If I am an investor and I’m looking to either invest in ETFs or differentiate between one and another, there are many resources out there. The difference in ETFs and other vehicles is the exchange-traded nature of it, and within that lies a lot of nuance. It’s not the same as understanding the index and understanding the expected performance of the index. You need to understand where that meets the road with the secondary market and how best to access this from an exchange perspective. So you need to know what the index methodology is or, more importantly, the index replication methodology. It’s really just about being an educated consumer because as the space gets bigger, the products evolve, and become more varied. In that variance lies the potential for people to not fully understand what they are buying, and obviously one of the responsibilities we have is to educate them to take advantage of the resources. That’s where we focus a lot of our energy.
EQ: You are a keynote speaker for the upcoming New York Metals and Minerals Investment Conference. Why are these kinds of events essential for investors? Any advice for attendees to maximize their experience?
Quigg: ETFs are unlike other investment products where investors have the ability to have face-to-face interaction or have some infrastructure of education set up. Because they are exchange sources and anybody with a brokerage account or access to the exchange has the ability to buy them, this is a phenomenal opportunity for us to get out and educate a wide swath of people on the value proposition of the products. So for us, these events are crucial for our market outreach because, in conjunction with our traditional marketing and sales efforts, this give us an opportunity to get in front of the people who are going to be buying our products. We take the responsibility very seriously and there is no better format for us to get in front of those people than at an event like this.
For attendees, I would advise them to be serious. Don’t be afraid to ask questions because there is no such thing as a dumb question.
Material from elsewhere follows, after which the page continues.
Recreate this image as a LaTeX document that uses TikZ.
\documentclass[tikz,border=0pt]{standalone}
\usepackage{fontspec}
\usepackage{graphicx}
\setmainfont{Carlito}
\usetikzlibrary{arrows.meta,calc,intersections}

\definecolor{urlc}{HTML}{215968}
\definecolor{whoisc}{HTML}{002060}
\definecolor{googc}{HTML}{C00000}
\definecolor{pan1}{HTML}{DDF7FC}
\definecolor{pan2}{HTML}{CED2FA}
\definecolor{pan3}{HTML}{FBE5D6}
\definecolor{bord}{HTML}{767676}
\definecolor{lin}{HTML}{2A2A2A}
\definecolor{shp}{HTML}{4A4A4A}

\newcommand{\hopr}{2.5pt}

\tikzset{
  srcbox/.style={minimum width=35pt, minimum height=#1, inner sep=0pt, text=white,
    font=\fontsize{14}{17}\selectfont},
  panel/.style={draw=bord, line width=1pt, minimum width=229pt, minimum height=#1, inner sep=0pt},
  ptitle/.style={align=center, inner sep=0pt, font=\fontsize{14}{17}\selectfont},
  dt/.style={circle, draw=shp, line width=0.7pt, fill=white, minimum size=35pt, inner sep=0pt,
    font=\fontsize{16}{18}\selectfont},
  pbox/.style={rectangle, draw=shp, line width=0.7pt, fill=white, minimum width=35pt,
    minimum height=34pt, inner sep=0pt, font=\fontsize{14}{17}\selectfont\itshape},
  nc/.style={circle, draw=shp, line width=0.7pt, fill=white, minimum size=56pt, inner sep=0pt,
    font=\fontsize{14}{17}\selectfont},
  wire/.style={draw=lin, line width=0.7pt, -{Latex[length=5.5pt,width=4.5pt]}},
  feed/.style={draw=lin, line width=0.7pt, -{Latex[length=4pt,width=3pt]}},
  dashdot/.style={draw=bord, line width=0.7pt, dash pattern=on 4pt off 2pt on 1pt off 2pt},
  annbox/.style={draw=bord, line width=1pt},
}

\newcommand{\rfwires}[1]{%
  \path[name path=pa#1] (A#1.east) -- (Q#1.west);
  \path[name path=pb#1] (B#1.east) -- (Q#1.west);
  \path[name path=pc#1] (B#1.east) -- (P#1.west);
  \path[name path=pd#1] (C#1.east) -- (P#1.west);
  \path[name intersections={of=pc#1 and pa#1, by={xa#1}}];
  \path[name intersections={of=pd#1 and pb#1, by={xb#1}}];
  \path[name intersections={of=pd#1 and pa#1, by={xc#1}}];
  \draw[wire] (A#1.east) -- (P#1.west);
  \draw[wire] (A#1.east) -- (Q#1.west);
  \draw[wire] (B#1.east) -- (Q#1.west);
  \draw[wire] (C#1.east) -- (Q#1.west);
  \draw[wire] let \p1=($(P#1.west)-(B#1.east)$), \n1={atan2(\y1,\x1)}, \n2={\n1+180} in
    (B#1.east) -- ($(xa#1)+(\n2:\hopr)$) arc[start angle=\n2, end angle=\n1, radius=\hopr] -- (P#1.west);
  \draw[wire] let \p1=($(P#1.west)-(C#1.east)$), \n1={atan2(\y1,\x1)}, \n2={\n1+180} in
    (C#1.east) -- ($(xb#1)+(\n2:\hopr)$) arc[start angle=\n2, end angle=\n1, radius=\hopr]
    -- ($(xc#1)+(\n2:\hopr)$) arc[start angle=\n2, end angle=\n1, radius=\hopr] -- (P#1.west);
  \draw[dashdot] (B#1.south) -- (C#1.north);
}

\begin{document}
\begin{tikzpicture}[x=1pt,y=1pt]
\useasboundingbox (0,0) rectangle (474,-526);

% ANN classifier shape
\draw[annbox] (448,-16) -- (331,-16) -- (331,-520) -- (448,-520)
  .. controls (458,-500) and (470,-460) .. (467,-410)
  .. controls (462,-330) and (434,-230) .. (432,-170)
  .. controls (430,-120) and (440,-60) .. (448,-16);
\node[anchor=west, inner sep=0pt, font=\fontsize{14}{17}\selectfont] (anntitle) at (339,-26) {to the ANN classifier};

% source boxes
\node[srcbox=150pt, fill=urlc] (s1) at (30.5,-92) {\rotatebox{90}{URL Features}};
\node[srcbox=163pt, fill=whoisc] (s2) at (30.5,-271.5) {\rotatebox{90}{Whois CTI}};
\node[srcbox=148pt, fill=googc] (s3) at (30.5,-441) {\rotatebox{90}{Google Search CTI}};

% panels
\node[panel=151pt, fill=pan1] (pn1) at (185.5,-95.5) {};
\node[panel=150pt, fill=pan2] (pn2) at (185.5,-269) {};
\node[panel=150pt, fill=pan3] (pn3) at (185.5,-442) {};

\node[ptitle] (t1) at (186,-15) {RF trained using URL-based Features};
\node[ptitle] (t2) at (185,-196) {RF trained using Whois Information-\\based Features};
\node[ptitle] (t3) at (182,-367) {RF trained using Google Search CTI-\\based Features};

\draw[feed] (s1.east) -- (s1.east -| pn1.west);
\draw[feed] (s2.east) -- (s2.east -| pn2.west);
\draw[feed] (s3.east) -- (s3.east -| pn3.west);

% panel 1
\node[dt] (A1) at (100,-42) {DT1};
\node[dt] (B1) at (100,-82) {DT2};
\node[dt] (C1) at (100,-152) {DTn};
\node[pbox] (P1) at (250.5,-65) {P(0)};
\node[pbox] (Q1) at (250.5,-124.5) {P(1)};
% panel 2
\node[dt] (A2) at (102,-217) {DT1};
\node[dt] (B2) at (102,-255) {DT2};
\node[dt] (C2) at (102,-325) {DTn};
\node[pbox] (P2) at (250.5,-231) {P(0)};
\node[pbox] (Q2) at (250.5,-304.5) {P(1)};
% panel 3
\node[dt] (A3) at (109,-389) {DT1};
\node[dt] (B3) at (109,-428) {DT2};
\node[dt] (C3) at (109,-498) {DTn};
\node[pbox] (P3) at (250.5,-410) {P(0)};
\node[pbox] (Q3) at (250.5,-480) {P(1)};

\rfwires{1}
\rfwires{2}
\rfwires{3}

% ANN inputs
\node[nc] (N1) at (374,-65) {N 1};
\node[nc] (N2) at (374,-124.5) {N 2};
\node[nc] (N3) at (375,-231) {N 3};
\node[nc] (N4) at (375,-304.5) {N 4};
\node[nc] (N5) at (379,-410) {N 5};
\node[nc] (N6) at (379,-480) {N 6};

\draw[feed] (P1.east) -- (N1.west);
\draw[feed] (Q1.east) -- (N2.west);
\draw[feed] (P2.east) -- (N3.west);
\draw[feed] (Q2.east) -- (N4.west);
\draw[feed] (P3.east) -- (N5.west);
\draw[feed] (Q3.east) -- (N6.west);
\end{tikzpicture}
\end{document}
There are questions that come from a place of people being less informed, but those are good questions. I would express my intellectual curiosity, number one. I would assume that question in the back of your mind you are afraid to express is one that 100 other people have in the back of their minds as well. Also, always pick apart the product and pick apart the structure and don’t be afraid to ask the hard question. Frankly, you would be surprised how excited the people answering them are to get them, even more so than the conventional questions.
EQ: On that note, can you talk about how attendees can find you and what you plan to discuss at the conference.
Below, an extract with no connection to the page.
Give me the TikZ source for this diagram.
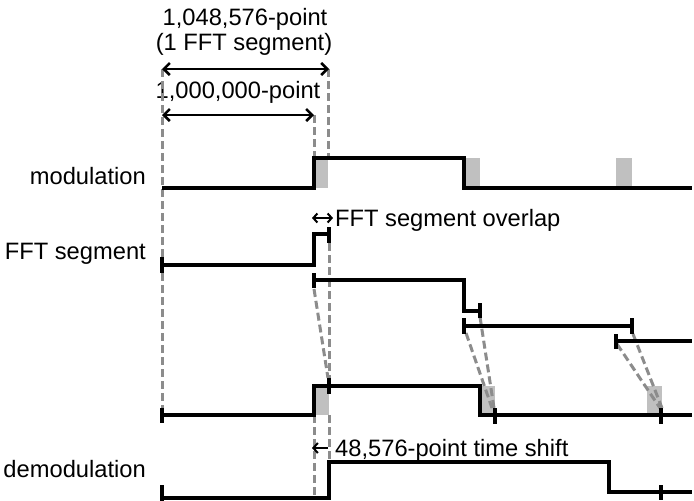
\documentclass[tikz,border=0pt]{standalone}
\usepackage{fontspec}
\setmainfont{Liberation Sans}
\usetikzlibrary{arrows.meta}
\definecolor{fillgray}{RGB}{192,192,192}
\definecolor{dashgray}{RGB}{140,140,140}
\begin{document}
\begin{tikzpicture}[x=1pt,y=-1pt,
  sig/.style={line width=3.3pt, line join=miter},
  tickmark/.style={line width=3.3pt},
  guide/.style={dashgray, line width=3pt, dash pattern=on 8pt off 4pt},
  dimarrow/.style={line width=2.5pt, {Straight Barb[length=6pt,width=12pt]}-{Straight Barb[length=6pt,width=12pt]}},
  smallarrow/.style={line width=2pt, {Straight Barb[length=4pt,width=9pt]}-{Straight Barb[length=4pt,width=9pt]}},
  leftarrow/.style={line width=2pt, {Straight Barb[length=4.5pt,width=10pt]}-},
  lbl/.style={font=\fontsize{23.7pt}{28pt}\selectfont, inner sep=0pt},
]
\useasboundingbox (0,0) rectangle (694,501);

% ---------- labels ----------
\node[lbl, anchor=base] (l1) at (245,25) {1,048,576-point};
\node[lbl, anchor=base] (l2) at (244,50) {(1 FFT segment)};
\node[lbl, anchor=base] (l3) at (238,98) {1,000,000-point};
\node[lbl, anchor=base east] (lmod) at (146,184) {modulation};
\node[lbl, anchor=base east] (lfft) at (146,259) {FFT segment};
\node[lbl, anchor=base east] (ldem) at (146,477) {demodulation};
\node[lbl, anchor=base west] (lovl) at (335,226) {FFT segment overlap};
\node[lbl, anchor=base west] (lshift) at (335,456) {48,576-point time shift};

% ---------- key coordinates ----------
\coordinate (a0) at (162,69);  \coordinate (a1) at (329,69);
\coordinate (b0) at (162,115); \coordinate (b1) at (314,115);
\coordinate (o0) at (312,218); \coordinate (o1) at (333,218);
\coordinate (s0) at (312,448); \coordinate (s1) at (328,448);

% ---------- shaded overlap regions ----------
\fill[fillgray] (314,158) rectangle (328,188);
\fill[fillgray] (464,158) rectangle (480,188);
\fill[fillgray] (616,158) rectangle (632,188);
\fill[fillgray] (314,386) rectangle (329,415);
\fill[fillgray] (480,386) rectangle (495,415);
\fill[fillgray] (647,386) rectangle (662,415);

% ---------- dashed guides ----------
\draw[guide] (162,69) -- (162,408);
\draw[guide] (314,115) -- (314,158);
\draw[guide] (328,69) -- (328,158);
\draw[guide] (314,289) -- (328,378);
\draw[guide] (329,243) -- (329,378);
\draw[guide] (466,333) -- (492,408);
\draw[guide] (480,317) -- (494,408);
\draw[guide] (617,344) -- (660,408);
\draw[guide] (633,334) -- (662,408);
\draw[guide] (314,415) -- (314,498);
\draw[guide] (329,415) -- (329,462);

% ---------- dimension arrows ----------
\draw[dimarrow] (a0) -- (a1);
\draw[dimarrow] (b0) -- (b1);
\draw[smallarrow] (o0) -- (o1);
\draw[leftarrow] (s0) -- (s1);

% ---------- modulation ----------
\draw[sig] (162,188) -- (314,188) -- (314,158) -- (464,158) -- (464,188) -- (692,188);

% ---------- FFT segments ----------
\draw[sig] (162,265) -- (314,265) -- (314,234) -- (329,234);
\draw[tickmark] (162,257) -- (162,273);
\draw[tickmark] (329,227) -- (329,243);

\draw[sig] (314,280) -- (464,280) -- (464,311) -- (480,311);
\draw[tickmark] (314,273) -- (314,288);
\draw[tickmark] (480,303) -- (480,318);

\draw[sig] (464,326) -- (632,326);
\draw[tickmark] (464,318) -- (464,334);
\draw[tickmark] (632,318) -- (632,334);

\draw[sig] (616,341) -- (692,341);
\draw[tickmark] (616,334) -- (616,349);

% ---------- FFT output row ----------
\draw[sig] (162,415) -- (314,415) -- (314,386) -- (480,386) -- (480,415) -- (692,415);
\draw[tickmark] (162,408) -- (162,423);
\draw[tickmark] (329,378) -- (329,394);
\draw[tickmark] (495,408) -- (495,424);
\draw[tickmark] (661,408) -- (661,424);

% ---------- demodulation ----------
\draw[sig] (162,498) -- (329,498) -- (329,462) -- (609,462) -- (609,492) -- (692,492);
\draw[tickmark] (162,485) -- (162,505);
\draw[tickmark] (661,485) -- (661,500);
\end{tikzpicture}
\end{document}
Quigg: I am planning to really focus on the utilization of GLD and how investors of all sorts can take advantage of the exchange traded structure to better meet their needs. GLD is a prime example of how ETFs can change the market in some ways. What it’s done is change the access to the market, giving a lot of investors who traditionally were challenged or confused about the best way to access gold in their portfolio a very viable option with over $60 billion in net assets in the gold market through GLD.